Con un’espressione felice e che oggi assume toni sinistri, l’autore scrive “Adesso invece la massa ritiene di avere il diritto di imporre e dar vigore di legge ai suoi luoghi comuni da caffè.”.

 Oggi come  cent’anni fa:«Le masse avanzano», diceva, apocalittico, Hegel; 
«Senza un nuovo potere spirituale, la nostra epoca, che è un’epoca rivoluzionaria, produrrà una catastrofe», annunziava Augusto Comte; «Vedo salire la marea del nichilismo!», gridava da un angolo roccioso dell’Engadina il baffuto Nietzsche. 

Appare evidente che sia falso dire che la Storia non sia prevedibile. 
Innumerevoli volte è stata profetizzata. 

Se l’avvenire non offrisse un fianco alla profezia, non potrebbe nemmeno esser compreso allorché si compie e diventa passato.
 
Piuttosto , Walter Scheidel, professore di storia alla Stanford University in California, sostiene che esiste da sempre una unica grande forza che ha portato, nel corso della storia dell'umanità, al livellamento delle diseguaglianze economiche e sociali tra gli individui: le catastrofi. 
«Per ridurre le disparità, servono shock violenti» «Nel corso della storia, solo gli shock imponenti che hanno sconvolto l'ordine costituito, hanno avuto abbastanza forza per ridurre le disparità nei salari e nelle ricchezze», spiega il professore. 
In particolare, le cause di questa redistribuzione delle ricchezze, secondo la sua tesi, sono quattro: guerre che comportino la mobilitazione di masse ingenti, rivoluzioni violente e che portino a trasformazioni della struttura sociale, collassi di nazioni e epidemie catastrofiche. 
«I ricchi hanno più da perdere»
La fine delle entità statali ha comportato in genere sofferenze a tutta la popolazione coinvolta ma, secondo l'accademico di Stanford, i ricchi hanno avuto nella storia «semplicemente più da perdere», e questo fin dai tempi della dissoluzione dell'impero romano.
 L'effetto delle grandi epidemie è stato lo stesso ma per cause diverse: la decimazione delle popolazioni durante le grandi pandemie avvenute nella storia hanno portato a un aumento dei salari e a un crollo dei prezzi delle terre, con risultati perciò simili di rimescolamento sociale.

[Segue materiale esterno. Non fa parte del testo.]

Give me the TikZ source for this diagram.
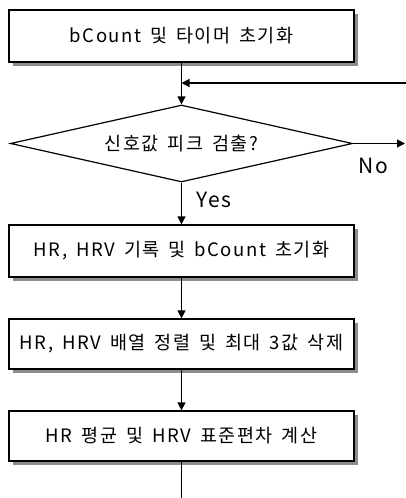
\documentclass[tikz,border=0pt]{standalone}
\usepackage{fontspec}
\setmainfont[LetterSpace=8,WordSpace=1.6]{Noto Sans CJK KR}
\usetikzlibrary{shapes.geometric,arrows.meta,shadows}
\begin{document}
\begin{tikzpicture}[x=1pt,y=-1pt,
  every node/.style={font=\fontsize{18.5}{20}\selectfont, inner sep=0pt},
  procbox/.style={draw=black, line width=1.2pt, fill=white, minimum width=345pt,
    drop shadow={shadow xshift=4pt, shadow yshift=-4pt, fill=black!45, opacity=1}},
  decision/.style={draw=black, line width=1.2pt, diamond, aspect=4.45,
    minimum width=342pt, minimum height=77pt},
  flow/.style={line width=1.2pt, -{Triangle[length=8pt,width=8pt]}},
  plain/.style={line width=1.2pt},
  lbl/.style={font=\fontsize{21}{23}\selectfont}]
\useasboundingbox (0,0) rectangle (406,498);
\node[procbox, minimum height=52pt] (b1) at (181.5,36) {bCount 및 타이머 초기화};
\node[decision] (d) at (181.5,143.5) {신호값 피크 검출?};
\node[procbox, minimum height=52pt] (b2) at (181.5,251) {HR, HRV 기록 및 bCount 초기화};
\node[procbox, minimum height=50pt] (b3) at (181.5,344) {HR, HRV 배열 정렬 및 최대 3값 삭제};
\node[procbox, minimum height=50pt] (b4) at (181.5,436) {HR 평균 및 HRV 표준편차 계산};
\coordinate (j) at (181.5,83);
\coordinate (fb) at (406,83);
\coordinate (noend) at (405,143.5);
\coordinate (bot) at (181.5,498);
\draw[flow] (b1.south) -- (d.north);
\draw[flow] (fb) -- (j);
\draw[flow] (d.east) -- (noend);
\draw[flow] (d.south) -- (b2.north);
\draw[flow] (b2.south) -- (b3.north);
\draw[flow] (b3.south) -- (b4.north);
\draw[plain] (b4.south) -- (bot);
\node[lbl] (no) at (373,166) {No};
\node[lbl] (yes) at (214,200) {Yes};
\end{tikzpicture}
\end{document}
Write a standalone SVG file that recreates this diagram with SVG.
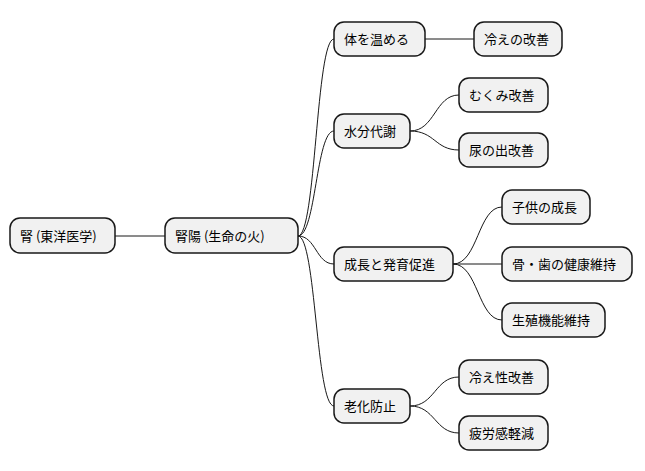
<svg xmlns="http://www.w3.org/2000/svg" width="645" height="471" viewBox="0 0 645 471">
<style>
rect.n{fill:#F1F1F1;stroke:#181818;stroke-width:1.5}
text{font-family:"Noto Sans CJK JP","Noto Sans",sans-serif;font-size:13px;fill:#000;dominant-baseline:central}
path{fill:none;stroke:#181818;stroke-width:1}
</style>
<rect width="645" height="471" fill="#FFFFFF"/>
<g id="connectors">
<path d="M115 236 L165 236"/>
<path d="M298 236 C316 236,316 39,334 39"/>
<path d="M298 236 C316 236,316 131,334 131"/>
<path d="M298 236 C316 236,316 264,334 264"/>
<path d="M298 236 C316 236,316 406,334 406"/>
<path d="M425 39 L474 39"/>
<path d="M410 131 C435 131,435 95,459 95"/>
<path d="M410 131 C435 131,435 150,459 150"/>
<path d="M453 264 C478 264,478 207,502 207"/>
<path d="M453 264 L502 264"/>
<path d="M453 264 C478 264,478 320,502 320"/>
<path d="M410 406 C435 406,435 377,459 377"/>
<path d="M410 406 C435 406,435 433,459 433"/>
</g>
<g id="n0"><rect class="n" x="10" y="218" width="105" height="35" rx="10"/><text x="20" y="235">腎 (東洋医学)</text></g>
<g id="n1"><rect class="n" x="165" y="218" width="133" height="35" rx="10"/><text x="175" y="235">腎陽 (生命の火)</text></g>
<g id="n2"><rect class="n" x="334" y="22" width="91" height="34" rx="10"/><text x="344" y="38">体を温める</text></g>
<g id="n3"><rect class="n" x="474" y="22" width="88" height="34" rx="10"/><text x="484" y="38">冷えの改善</text></g>
<g id="n4"><rect class="n" x="334" y="114" width="76" height="34" rx="10"/><text x="344" y="130">水分代謝</text></g>
<g id="n5"><rect class="n" x="459" y="78" width="89" height="34" rx="10"/><text x="469" y="94">むくみ改善</text></g>
<g id="n6"><rect class="n" x="459" y="133" width="89" height="34" rx="10"/><text x="469" y="149">尿の出改善</text></g>
<g id="n7"><rect class="n" x="334" y="247" width="119" height="34" rx="10"/><text x="344" y="263">成長と発育促進</text></g>
<g id="n8"><rect class="n" x="502" y="190" width="88" height="34" rx="10"/><text x="512" y="206">子供の成長</text></g>
<g id="n9"><rect class="n" x="502" y="247" width="130" height="34" rx="10"/><text x="512" y="263">骨・歯の健康維持</text></g>
<g id="n10"><rect class="n" x="502" y="303" width="103" height="34" rx="10"/><text x="512" y="319">生殖機能維持</text></g>
<g id="n11"><rect class="n" x="334" y="389" width="76" height="34" rx="10"/><text x="344" y="405">老化防止</text></g>
<g id="n12"><rect class="n" x="459" y="360" width="89" height="34" rx="10"/><text x="469" y="376">冷え性改善</text></g>
<g id="n13"><rect class="n" x="459" y="416" width="89" height="34" rx="10"/><text x="469" y="432">疲労感軽減</text></g>
</svg>
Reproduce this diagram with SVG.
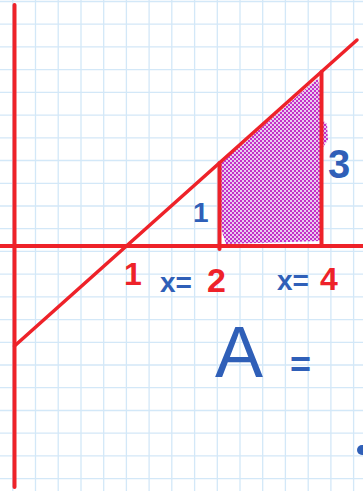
<svg xmlns="http://www.w3.org/2000/svg" width="363" height="491" viewBox="0 0 363 491">
  <defs>
    <pattern id="checker" width="4" height="4" patternUnits="userSpaceOnUse">
      <rect width="4" height="4" fill="#e8cdee"/>
      <rect width="2" height="2" fill="#c52fc9"/>
      <rect x="2" y="2" width="2" height="2" fill="#c52fc9"/>
    </pattern>
  </defs>
  <style>
    .grid { stroke: #d3e8f8; stroke-width: 1.3; fill: none; }
    .red { stroke: #ee2229; fill: none; stroke-linecap: round; }
    .blue { fill: #2f5fb8; font-family: "Liberation Sans", Arial, sans-serif; }
    .redt { fill: #ee2229; font-family: "Liberation Sans", Arial, sans-serif; }
    .b { font-weight: bold; }
  </style>
  <rect width="363" height="491" fill="#ffffff"/>
  <g id="grid">
    <path class="grid" d="M12.8 0V491M35.5 0V491M58.2 0V491M81 0V491M103.7 0V491M126.4 0V491M149.1 0V491M171.8 0V491M194.6 0V491M217.3 0V491M240 0V491M262.7 0V491M285.4 0V491M308.2 0V491M330.9 0V491M353.6 0V491"/>
    <path class="grid" d="M0 1.5H363M0 24.2H363M0 46.9H363M0 69.7H363M0 92.4H363M0 115.1H363M0 137.8H363M0 160.5H363M0 183.3H363M0 206H363M0 228.7H363M0 251.4H363M0 274.1H363M0 296.9H363M0 319.6H363M0 342.3H363M0 365H363M0 387.7H363M0 410.5H363M0 433.2H363M0 455.9H363M0 478.6H363"/>
  </g>
  <g id="shaded-area">
    <path fill="url(#checker)" d="M221 163 L318 78 L321 98 L320 118 L327 124 L328 140 L321 150 L320 241 L226 244 L222 232 L219 200 Z"/>
  </g>
  <g id="connectors">
    <line class="red" x1="14.5" y1="5" x2="14.5" y2="487" stroke-width="4"/>
    <line class="red" x1="0" y1="246" x2="363" y2="246" stroke-width="4"/>
    <line class="red" x1="14.5" y1="346" x2="357" y2="40" stroke-width="3.5"/>
    <line class="red" x1="219.5" y1="163" x2="219.5" y2="249" stroke-width="4"/>
    <line class="red" x1="321.5" y1="72" x2="321.5" y2="246" stroke-width="4"/>
  </g>
  <g id="label-1-height">
    <text class="blue b" x="193" y="222" font-size="28">1</text>
  </g>
  <g id="label-3-height">
    <text class="blue b" x="328" y="178" font-size="40">3</text>
  </g>
  <g id="label-1-axis">
    <text class="redt b" x="124" y="285" font-size="32">1</text>
  </g>
  <g id="label-x2">
    <text class="blue b" x="160" y="292" font-size="28">x=</text>
    <text class="redt b" x="207" y="292" font-size="34">2</text>
  </g>
  <g id="label-x4">
    <text class="blue b" x="277" y="290" font-size="28">x=</text>
    <text class="redt b" x="320" y="290" font-size="32">4</text>
  </g>
  <g id="label-area">
    <text class="blue" x="215" y="377" font-size="72">A</text>
    <text class="blue b" x="290" y="377" font-size="36">=</text>
  </g>
  <g id="mark">
    <ellipse cx="362" cy="450" rx="5" ry="5" fill="#2f5fb8"/>
  </g>
</svg>
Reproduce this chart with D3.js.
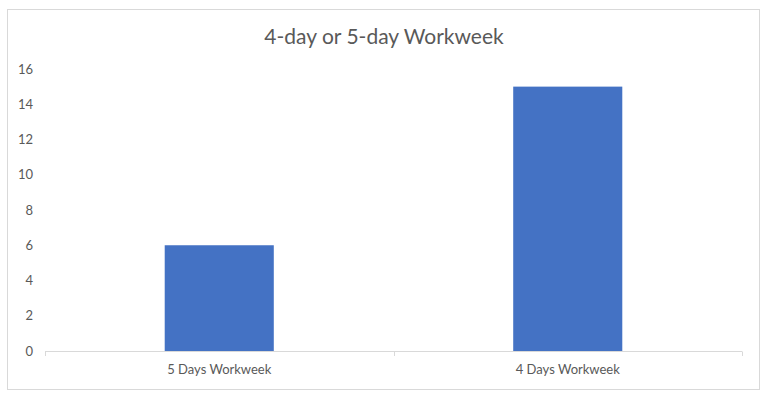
<!DOCTYPE html>
<html><head><meta charset="utf-8">
<script src="https://cdn.jsdelivr.net/npm/d3@7"></script>
<style>body{margin:0;background:#fff;}svg{display:block;font-family:Lato,"Open Sans",sans-serif;}</style>
</head><body>
<svg id="c" width="768" height="402"></svg>
<script>
const categories = ["5 Days Workweek", "4 Days Workweek"];
const values = [6, 15];
const yTicks = [0, 2, 4, 6, 8, 10, 12, 14, 16];
const title = "4-day or 5-day Workweek";

const svg = d3.select("#c");
svg.append("rect").attr("x", 7.5).attr("y", 9.5).attr("width", 752).attr("height", 380)
  .attr("fill", "#fff").attr("stroke", "#d9d9d9").attr("stroke-width", 1);

const xb = d3.scaleBand().domain(categories).range([45, 742]);
const barFrac = 0.313;
const barW = xb.bandwidth() * barFrac;
const y = d3.scaleLinear().domain([0, 16]).range([351, 69]);

svg.append("text").attr("x", 384).attr("y", 44).attr("text-anchor", "middle")
  .attr("font-size", 21).attr("fill", "#595959").text(title);

svg.selectAll("text.yt").data(yTicks).enter().append("text").attr("class", "yt")
  .attr("x", 33).attr("y", d => y(d)).attr("dy", "0.35em").attr("text-anchor", "end")
  .attr("font-size", 13).attr("fill", "#595959").text(d => d);

svg.selectAll("rect.bar").data(values).enter().append("rect").attr("class", "bar")
  .attr("x", (d, i) => xb(categories[i]) + (xb.bandwidth() - barW) / 2).attr("width", barW)
  .attr("y", d => y(d)).attr("height", d => y(0) - y(d)).attr("fill", "#4472c4");

svg.append("line").attr("x1", 45).attr("x2", 742).attr("y1", 351.5).attr("y2", 351.5)
  .attr("stroke", "#d9d9d9");
const edges = [45, 742].concat(categories.slice(1).map(c => xb(c)));
svg.selectAll("line.tk").data(edges).enter().append("line").attr("class", "tk")
  .attr("x1", d => Math.round(d) + 0.5).attr("x2", d => Math.round(d) + 0.5)
  .attr("y1", 351.5).attr("y2", 356).attr("stroke", "#d9d9d9");

svg.selectAll("text.xt").data(categories).enter().append("text").attr("class", "xt")
  .attr("x", d => xb(d) + xb.bandwidth() / 2).attr("y", 374).attr("text-anchor", "middle")
  .attr("font-size", 13).attr("fill", "#595959").text(d => d);
</script>
</body></html>
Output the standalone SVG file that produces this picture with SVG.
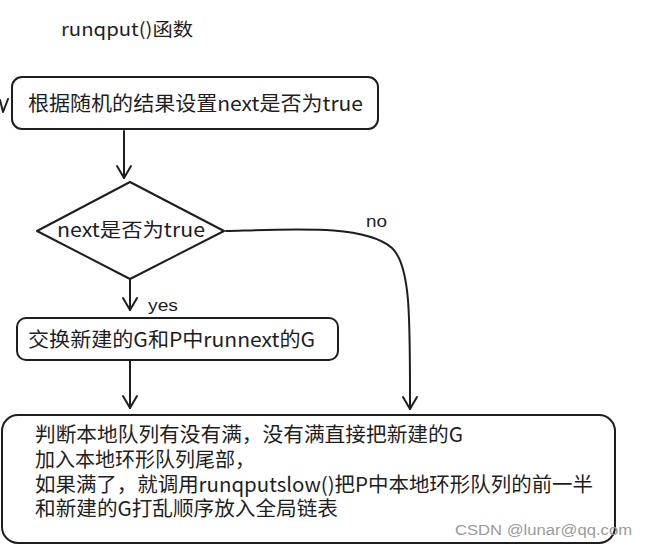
<svg xmlns="http://www.w3.org/2000/svg" width="647" height="548" viewBox="0 0 647 548">
<style>
.shape{fill:#ffffff;stroke:#1e1e1e;stroke-width:2;stroke-linejoin:round}
.line{fill:none;stroke:#1e1e1e;stroke-width:2;stroke-linecap:round;stroke-linejoin:round}
.t{font-family:"Noto Sans CJK SC","Liberation Sans",sans-serif;fill:#1e1e1e}
.lbl{font-family:"Liberation Sans","Noto Sans CJK SC",sans-serif;fill:#1e1e1e;font-size:16px}
.wm{font-family:"Liberation Sans",Arial,sans-serif;fill:#9a9a9a;font-size:15.5px}
</style>
<defs>
<marker id="arr" viewBox="0 0 20 20" refX="18" refY="10" markerWidth="20" markerHeight="20" markerUnits="userSpaceOnUse" orient="auto" overflow="visible">
<path d="M6,3 L18,10 L6,17" fill="none" stroke="#1e1e1e" stroke-width="2" stroke-linecap="round" stroke-linejoin="round"/>
</marker>
</defs>
<rect width="647" height="548" fill="#ffffff"/>

<g id="title">
<text class="t" x="61" y="36" font-size="18" textLength="132" lengthAdjust="spacingAndGlyphs">runqput()函数</text>
</g>

<g id="fragment">
<path class="line" d="M0,100 L3,112 L8,99"/>
</g>

<g id="node-set-next">
<rect class="shape" x="12" y="77" width="366" height="52" rx="10"/>
<text class="t" x="28" y="111" font-size="20" textLength="335" lengthAdjust="spacingAndGlyphs">根据随机的结果设置next是否为true</text>
</g>

<g id="node-decision">
<path class="shape" d="M130,182 L224,231 L130,279 L37,231 Z"/>
<text class="t" x="57" y="237" font-size="19" textLength="148" lengthAdjust="spacingAndGlyphs">next是否为true</text>
</g>

<g id="node-swap">
<rect class="shape" x="17" y="318" width="321" height="42" rx="9"/>
<text class="t" x="28" y="347" font-size="20" textLength="287" lengthAdjust="spacingAndGlyphs">交换新建的G和P中runnext的G</text>
</g>

<g id="node-local-queue">
<rect class="shape" x="2" y="415" width="613" height="128" rx="16"/>
<text class="t" x="35" y="442" font-size="20" textLength="428" lengthAdjust="spacingAndGlyphs">判断本地队列有没有满，没有满直接把新建的G</text>
<text class="t" x="35" y="467" font-size="20">加入本地环形队列尾部，</text>
<text class="t" x="35" y="492" font-size="20" textLength="558" lengthAdjust="spacingAndGlyphs">如果满了，就调用runqputslow()把P中本地环形队列的前一半</text>
<text class="t" x="35" y="516" font-size="20" textLength="303" lengthAdjust="spacingAndGlyphs">和新建的G打乱顺序放入全局链表</text>
</g>

<g id="connectors">
<path class="line" d="M124,131 L124,178" marker-end="url(#arr)"/>
<path class="line" d="M130,280 L130,310" marker-end="url(#arr)"/>
<path class="line" d="M130,361 L130,408" marker-end="url(#arr)"/>
<path class="line" d="M226,231 C300,229 365,225 392,248 C411,266 410,320 410,409" marker-end="url(#arr)"/>
<text class="lbl" x="148" y="311" textLength="30" lengthAdjust="spacingAndGlyphs">yes</text>
<text class="lbl" x="366" y="227" textLength="21" lengthAdjust="spacingAndGlyphs">no</text>
</g>

<text class="wm" x="455" y="535" textLength="177" lengthAdjust="spacingAndGlyphs">CSDN @lunar@qq.com</text>
</svg>
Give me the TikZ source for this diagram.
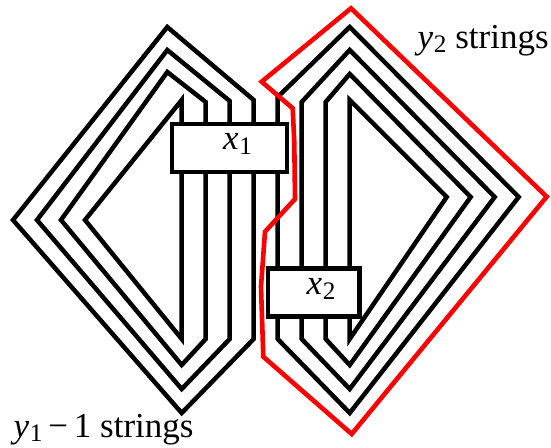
\documentclass[tikz,border=0pt]{standalone}
\usepackage{fontspec}
\setmainfont{Liberation Serif}
\newcommand{\mvar}[2]{\textit{#1}\kern0.02em\raisebox{-0.28ex}{\scalebox{0.72}{#2}}}
\tikzset{
  strand/.style={draw=black,line width=4.5pt,miter limit=10},
  redstrand/.style={draw=red,line width=4.6pt},
  boxnode/.style={draw=black,fill=white,line width=4.5pt,inner sep=0pt,minimum height=48pt},
  lab/.style={inner sep=0pt,scale=3.5},
}
\begin{document}
\begin{tikzpicture}[x=1pt,y=-1pt]
\useasboundingbox (0,0) rectangle (551,447);
% left family
\draw[strand] (85,220) -- (181.7,100) -- (181.7,339) -- cycle;
\draw[strand] (61,220) -- (167.3,72) -- (205.7,102) -- (205.7,339) -- (181.7,365) -- cycle;
\draw[strand] (37,220) -- (167.3,50) -- (229.7,101) -- (229.7,339) -- (181.7,389) -- cycle;
\draw[strand] (13,220) -- (167.3,27) -- (253.7,100) -- (253.7,339) -- (181.7,413) -- cycle;
% right family
\draw[strand] (349.7,100) -- (446.7,197) -- (349.7,339) -- cycle;
\draw[strand] (325.7,102) -- (349.7,74) -- (470.7,197) -- (349.7,365) -- (325.7,339) -- cycle;
\draw[strand] (301.7,102) -- (349.7,50) -- (494.7,197) -- (349.7,389) -- (301.7,339) -- cycle;
\draw[strand] (277.7,97) -- (349.7,27) -- (518.7,197) -- (349.7,413) -- (277.7,339) -- cycle;
% boxes
\node[boxnode,minimum width=115pt] (b1) at (229.5,148) {};
\node[boxnode,minimum width=91.3pt] (b2) at (313.6,292.3) {};
\node[lab] (l1) at (237.5,144) {\mvar{x}{1}};
\node[lab] (l2) at (321,289) {\mvar{x}{2}};
% red strand
\draw[redstrand] (351,8.3) -- (546.7,196.7) -- (351.7,434) -- (263.3,356.7) -- (261,286.7) -- (265,231.7) -- (295,199) -- (294.3,143) -- (292.7,108.3) -- (261.7,81.7) -- cycle;
% labels
\node[lab,anchor=base west] (ty2) at (417,48) {\mvar{y}{2} strings};
\node[lab,anchor=base west] (ty1) at (13,437) {\mvar{y}{1}\,−\,1 strings};
\end{tikzpicture}
\end{document}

La provocatoria tesi sostenuta da Scheidel si spinge addirittura più avanti: il ricercatore sostiene l'incapacità delle moderne democrazie di diminuire, senza l'apporto di fattori esterni, l'ineguaglianza economica tra le persone. E perciò, sottolinea, «se la storia fornisce delle indicazioni, l'aumento delle diseguaglianze avvenuto fin dagli Anni Ottanta del secolo scorso non dovrebbe essere vista come una sorpresa».

E dunque da sempre la morte è ’a livella .

Ma individuare una colpa è cosa facile.E'fare meglio che potrebbe diventare difficile .

Certamente accade soltanto di potere anticipare la struttura generale del futuro.

Però esso stesso è l’unica cosa 
che, in verità, comprendiamo del passato e del presente. 

Perciò, chi voglia penetrare la propria epoca, la osservi da lontano.

 A che distanza? 

Molto semplice: alla distanza giusta che gl’impedisca di vedere il naso di Cleopatra.